I received a free eARC of this book from the author in exchange for a fair and impartial review.
This book was so fun, fast-paced, and clean.
Madeline is a rich-but-geeky theater kid; Cooper is a poor-but-popular football star. At the beginning of the book, they have an ongoing feud that’s turned into a prank war. She breaks into his gym locker and replaces his clothes with a clown suit; he has the entire football team pick up her sports car and hide it under the bleachers. When Madeline’s divorced dad and Cooper’s divorced mom are called into the principal’s office, sparks fly and Madeline and Cooper are both horrified by the idea of their parents dating. Cooper still wants his mom to get back together with her ex-husband. He and Madeleine decide the only way to keep their parents apart is to pretend to date each other.

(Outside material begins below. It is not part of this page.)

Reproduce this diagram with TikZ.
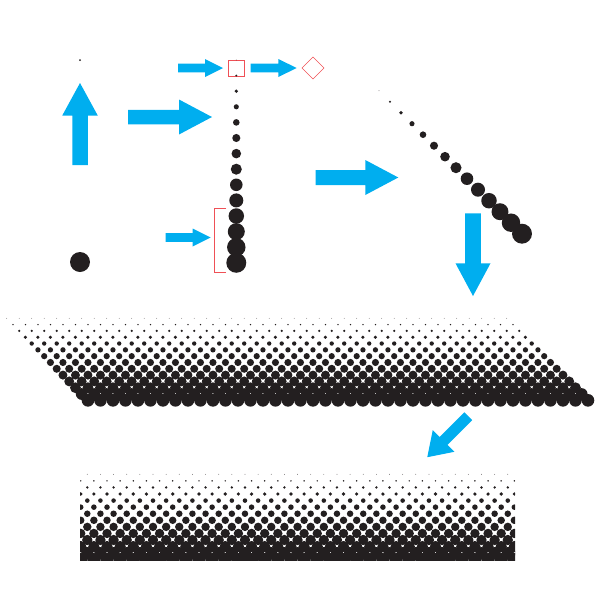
\documentclass[tikz,border=0pt]{standalone}
\usepackage{tikz}
\definecolor{arrowblue}{RGB}{0,174,239}
\definecolor{inkdot}{RGB}{35,31,32}
\definecolor{cellred}{RGB}{239,80,86}
\tikzset{
	cellbox/.style={draw=cellred,line width=0.6pt,inner sep=0pt},
	dotfill/.style={fill=inkdot}
}
\newcommand{\blockarrow}[7]{%
	\fill[arrowblue,shift={(#1,#2)},rotate=#3] (0,-#5/2) -- (#4-#7,-#5/2) -- (#4-#7,-#6/2) -- (#4,0) -- (#4-#7,#6/2) -- (#4-#7,#5/2) -- (0,#5/2) -- cycle;}

\begin{document}
\begin{tikzpicture}[x=1pt,y=-1pt]
	\useasboundingbox (0,0) rectangle (600,606);
	\fill[dotfill] (80,60) circle[radius=1];
	\fill[dotfill] (80,262) circle[radius=10];
	\blockarrow{80}{165}{90}{82}{15.5}{35.5}{32.5}
	\blockarrow{128}{117}{0}{84}{14.5}{35}{33}
	\blockarrow{178}{68}{0}{45}{8.7}{18}{18}
	\blockarrow{250.7}{68}{0}{46}{8.7}{18}{18.4}
	\blockarrow{165.7}{237.5}{0}{45}{8.7}{18}{18}
	\blockarrow{315.7}{177.5}{0}{82.6}{15}{35}{33}
	\blockarrow{473}{213.3}{-90}{82.7}{15.7}{35}{32.7}
	\blockarrow{468.3}{416.2}{225}{58}{11}{30.6}{23}
	\node[cellbox,minimum size=16pt] (cell) at (236.3,68) {};
	\node[cellbox,minimum size=15.6pt,rotate=45] (cellturned) at (313,68) {};
	\draw[cellbox] (226,208.3) -- (214.3,208.3) -- (214.3,272.3) -- (226,272.3);
	\foreach \i in {0,...,13}{
		\pgfmathsetmacro{\r}{0.35+0.74*\i}
		\fill[dotfill] (236.3,60+15.6*\i) circle[radius=\r];
		\fill[dotfill] (379+11*\i,90.7+11*\i) circle[radius=\r];
	}
	\foreach \k in {0,...,13}{
		\pgfmathsetmacro{\r}{0.35+0.46*\k}
		\foreach \j in {0,...,40}
			\fill[dotfill] (6.7+6.25*\k+12.5*\j,318.3+6.31*\k) circle[radius=\r];
	}
	\begin{scope}
		\clip (80,466) rectangle (515,560);
		\foreach \k in {0,...,13}{
			\pgfmathsetmacro{\r}{1.046*(0.35+0.46*\k)}
			\pgfmathsetmacro{\xo}{87.3-6.57*mod(\k,2)}
			\foreach \j in {-1,...,33}
				\fill[dotfill] (\xo+13.14*\j,474.3+6.57*\k) circle[radius=\r];
		}
	\end{scope}
\end{tikzpicture}
\end{document}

I appreciate stories about people actually trying to make relationships work instead of just insisting they shouldn’t be together and this book delivered on that. Madeline is then the first to try and honestly be a good person, moving beyond snipping and begrudging cooperation with Cooper. She buys clothes for his little sister, Claire, after Claire’s shirt gets ruined and she’s too poor to replace it. Madeleine’s relationship with Claire was one of my favorite parts of the story. It has “Darcy helps Lydia because he’s a good person and not just because he likes Elizabeth” energy.
The only area where I found this book lacking is I wish it had more of the situational comedy and prank hijinks we got at the beginning throughout the whole story and less dad-joke banter. Janette Rallison is consistently a fantastic comedy writer and I wish we got to see more hijinks so that comedy element could shine through more. I loved the ongoing gag of Madeleine feeding the unofficial stray cat on the school grounds, how the cat becomes a through-line for her relationship with Cooper, and how the cat comes into play during the climax.